Walter Mapplebeck

Personal information
- Full name: Walter Oliver Mapplebeck
- Born: 19 July 1914 Christchurch, New Zealand
- Died: 27 April 1992 (aged 77) Lower Hutt, New Zealand
- Batting: Right-handed
- Bowling: Right-arm fast-medium

Domestic team information
- 1936-37 to 1940-41: Canterbury

Career statistics
| Competition | First-class |
| Matches | 4 |
| Runs scored | 53 |
| Batting average | 13.25 |
| 100s/50s | 0/0 |
| Top score | 18* |
| Balls bowled | 752 |
| Wickets | 21 |
| Bowling average | 21.76 |
| 5 wickets in innings | 2 |
| 10 wickets in match | 0 |
| Best bowling | 6/43 |
| Catches/stumpings | 2/0 |
- Source: Cricinfo, 27 November 2020

= Walter Mapplebeck =

New Zealand cricketer

Walter Mapplebeck (19 July 1914 - 27 April 1992) was a New Zealand cricketer.

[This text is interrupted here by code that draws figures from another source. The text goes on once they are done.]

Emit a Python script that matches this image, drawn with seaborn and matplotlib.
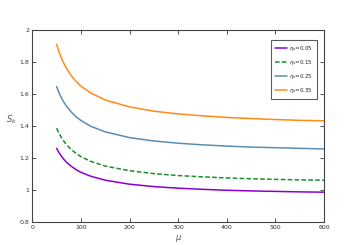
import numpy as np
import pandas as pd

import matplotlib as mpl
import matplotlib.pyplot as plt

import seaborn as sns

# values
MU = [50, 55, 60, 65, 70, 80, 90, 100, 120, 150, 200, 250, 300, 350, 400, 450,
      500, 550, 600]
S_005 = [1.260, 1.233, 1.210, 1.191, 1.174, 1.148, 1.127, 1.110, 1.086, 1.061,
         1.036, 1.021, 1.011, 1.004, 0.998, 0.994, 0.991, 0.988, 0.986]
S_015 = [1.386, 1.353, 1.327, 1.304, 1.284, 1.253, 1.228, 1.208, 1.179, 1.149,
         1.120, 1.102, 1.090, 1.082, 1.075, 1.070, 1.066, 1.063, 1.061]
S_025 = [1.646, 1.607, 1.575, 1.548, 1.525, 1.487, 1.457, 1.434, 1.398, 1.363,
         1.327, 1.306, 1.292, 1.282, 1.274, 1.268, 1.264, 1.260, 1.256]
S_035 = [1.910, 1.863, 1.823, 1.790, 1.761, 1.714, 1.678, 1.649, 1.606, 1.562,
         1.519, 1.492, 1.475, 1.463, 1.453, 1.446, 1.440, 1.435, 1.432]
LABELS = [r'$\eta_s$=0.05', r'$\eta_s$=0.15', r'$\eta_s$=0.25', r'$\eta_s$=0.35']
COLORS = ['#8a00d4', '#1a8f2a', '#5b8db0', '#ff8a14']
X_TICKS = [0, 100, 200, 300, 400, 500, 600]
Y_TICKS = [0.8, 1, 1.2, 1.4, 1.6, 1.8, 2]


def build_frame():
    frames = []
    for label, vals in zip(LABELS, [S_005, S_015, S_025, S_035]):
        frames.append(pd.DataFrame({'mu': MU, 'S': vals, 'case': label}))
    return pd.concat(frames, ignore_index=True)


def main():
    df = build_frame()
    sns.set_style('ticks')
    plt.rcParams['font.family'] = ['DejaVu Sans']

    fig = plt.figure(figsize=(3.53, 2.45), dpi=100)
    ax = fig.add_axes([0.0915, 0.094, 0.8265, 0.784])

    sns.lineplot(data=df, x='mu', y='S', hue='case', style='case',
                 palette=dict(zip(LABELS, COLORS)),
                 dashes={LABELS[0]: '', LABELS[1]: (3, 1.5),
                         LABELS[2]: '', LABELS[3]: ''},
                 linewidth=1.1, ax=ax)

    ax.set_xlim(0, 600)
    ax.set_ylim(0.8, 2)
    ax.set_xticks(X_TICKS)
    ax.set_yticks(Y_TICKS)
    ax.set_yticklabels(['0.8', '1', '1.2', '1.4', '1.6', '1.8', '2'])
    ax.tick_params(direction='in', length=3, width=0.6, labelsize=4.5,
                   top=True, right=True, pad=2, colors='#333333')
    for sp in ax.spines.values():
        sp.set_visible(True)
        sp.set_linewidth(0.8)
        sp.set_color('#444444')
    ax.set_xlabel(r'$\mu$', fontsize=6, labelpad=2, color='#555555')
    ax.set_ylabel(r'$S_k$', fontsize=6, labelpad=6, rotation=0, color='#555555')

    leg = ax.legend(loc='upper right', bbox_to_anchor=(0.985, 0.96),
                    fontsize=4, frameon=True, fancybox=False,
                    handlelength=2.2, handletextpad=0.3, labelspacing=0.9,
                    borderpad=0.7)
    leg.get_frame().set_edgecolor('#333333')
    leg.get_frame().set_linewidth(0.8)

    plt.savefig('out.png', dpi=100)


if __name__ == "__main__":
    main()
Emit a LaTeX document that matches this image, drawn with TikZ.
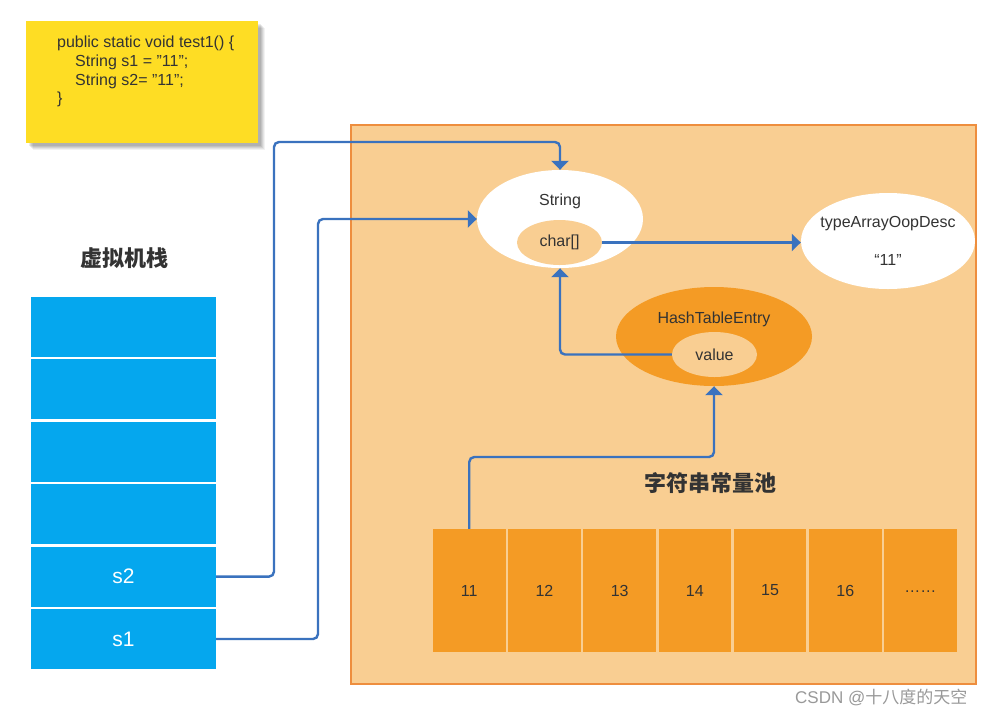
\documentclass[tikz,border=0pt]{standalone}
\usepackage{fontspec}
\setmainfont{Liberation Sans}
\newfontfamily\cjk{Noto Sans CJK SC}
\usetikzlibrary{arrows.meta,shapes.geometric}
\definecolor{yel}{HTML}{FEDD24}
\definecolor{stk}{HTML}{05A7EE}
\definecolor{pool}{HTML}{F9CE92}
\definecolor{poolb}{HTML}{EE8E3E}
\definecolor{org}{HTML}{F49B25}
\definecolor{lnk}{HTML}{3A72BE}
\definecolor{txt}{HTML}{333333}
\tikzset{
 cell/.style={rectangle, fill=stk, minimum width=185pt, minimum height=60pt, inner sep=0pt, text=white, font=\fontsize{21}{24}\selectfont},
 slot/.style={rectangle, fill=org, minimum width=72.5pt, minimum height=123pt, inner sep=0pt, text=txt, font=\fontsize{16}{19}\selectfont},
 lbl/.style={inner sep=0pt, text=txt, font=\fontsize{16}{19}\selectfont},
 ttl/.style={inner sep=0pt, text=txt, font=\cjk\bfseries\fontsize{22}{26}\selectfont},
 conn/.style={draw=lnk, line width=2.4pt, rounded corners=5pt, -{Triangle[length=9pt,width=17pt]}},
 oval/.style={ellipse, inner sep=0pt, draw=none},
}
\begin{document}
\begin{tikzpicture}[x=1pt,y=-1pt]
\useasboundingbox (0,0) rectangle (1000,716);
\fill[white] (0,0) rectangle (1000,716);
% code box shadow
\foreach \d/\o in {7/0.05,6/0.06,5/0.07,4/0.08,3/0.08}
  \fill[black,opacity=\o] (26+\d,21+\d) rectangle (258+\d,143+\d);
\node[rectangle, fill=yel, minimum width=232pt, minimum height=122pt, inner sep=0pt] (code) at (142,82) {};
\node[lbl, anchor=north west, align=left, font=\fontsize{16}{18.7}\selectfont] (codetext) at (57,36)
 {public static void test1() \{\\\hspace*{18pt}String s1 = \char"22 11\char"22;\\\hspace*{18pt}String s2= \char"22 11\char"22;\\\}};
% stack
\node[ttl] (stacktitle) at (124,258) {虚拟机栈};
\node[cell] (c1) at (123.5,327) {};
\node[cell] (c2) at (123.5,389.4) {};
\node[cell] (c3) at (123.5,451.8) {};
\node[cell] (c4) at (123.5,514.2) {};
\node[cell] (s2) at (123.5,576.6) {s2};
\node[cell] (s1) at (123.5,639) {s1};
% pool
\node[rectangle, fill=pool, draw=poolb, line width=1.2pt, minimum width=625pt, minimum height=559pt, inner sep=0pt] (pool) at (663.5,404.5) {};
\node[oval, fill=white, minimum width=166pt, minimum height=98pt] (str) at (560,219) {};
\node[lbl] (strlbl) at (560,201) {String};
\node[oval, fill=pool, minimum width=85pt, minimum height=45pt] (chr) at (559.5,242.5) {};
\node[lbl] (chrlbl) at (559.5,242.5) {char[]};
\node[oval, fill=white, minimum width=174pt, minimum height=96pt] (tad) at (888,241) {};
\node[lbl] (tadlbl) at (888,224) {typeArrayOopDesc};
\node[lbl] (tadval) at (888,260) {“11”};
\node[oval, fill=org, minimum width=196pt, minimum height=99pt] (hte) at (714,336.5) {};
\node[lbl] (htelbl) at (714,319) {HashTableEntry};
\node[oval, fill=pool, minimum width=85pt, minimum height=45pt] (val) at (714.5,354.5) {};
\node[lbl] (vallbl) at (714.5,354.5) {value};
\node[ttl] (pooltitle) at (710,483) {字符串常量池};
\node[slot] (b11) at (469.25,590.5) {11};
\node[slot] (b12) at (544.45,590.5) {12};
\node[slot] (b13) at (619.65,590.5) {13};
\node[slot] (b14) at (694.85,590.5) {14};
\node[slot] (b15) at (770.05,590.5) {15};
\node[slot] (b16) at (845.25,590.5) {16};
\node[slot] (bmore) at (920.45,590.5) {\raisebox{-3pt}{……}};
% connectors
\coordinate (k1) at (274,142);
\coordinate (k2) at (318,219);
\coordinate (k3) at (469.25,457);
\draw[conn] (s2.east) -| (k1) -| (str.north);
\draw[conn] (s1.east) -| (k2) -- (str.west);
\draw[conn] (chr.east) -- (chr.east -| tad.west);
\draw[conn] (val.west) -| (str.south);
\draw[conn] (b11.north) -- (k3) -| (hte.south);
% watermark
\node[inner sep=0pt, anchor=west, text=black!40, font=\fontsize{17}{20}\selectfont] (wm) at (795,697) {CSDN @{\cjk 十八度的天空}};
\end{tikzpicture}
\end{document}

He played in four first-class matches for Canterbury from 1936 to 1941.

Mapplebeck was a fast-medium bowler who took 6 for 43 in the first innings in his debut match against Otago in the 1936-37 Plunket Shield. However, he did not play again until the 1940–41 season, when he played his other three matches. In his last match, against Wellington, he took 5 for 59 in the first innings.

Mapplebeck served overseas as an officer in the Royal New Zealand Naval Volunteer Reserve in the Second World War. After the war he worked as a school teacher.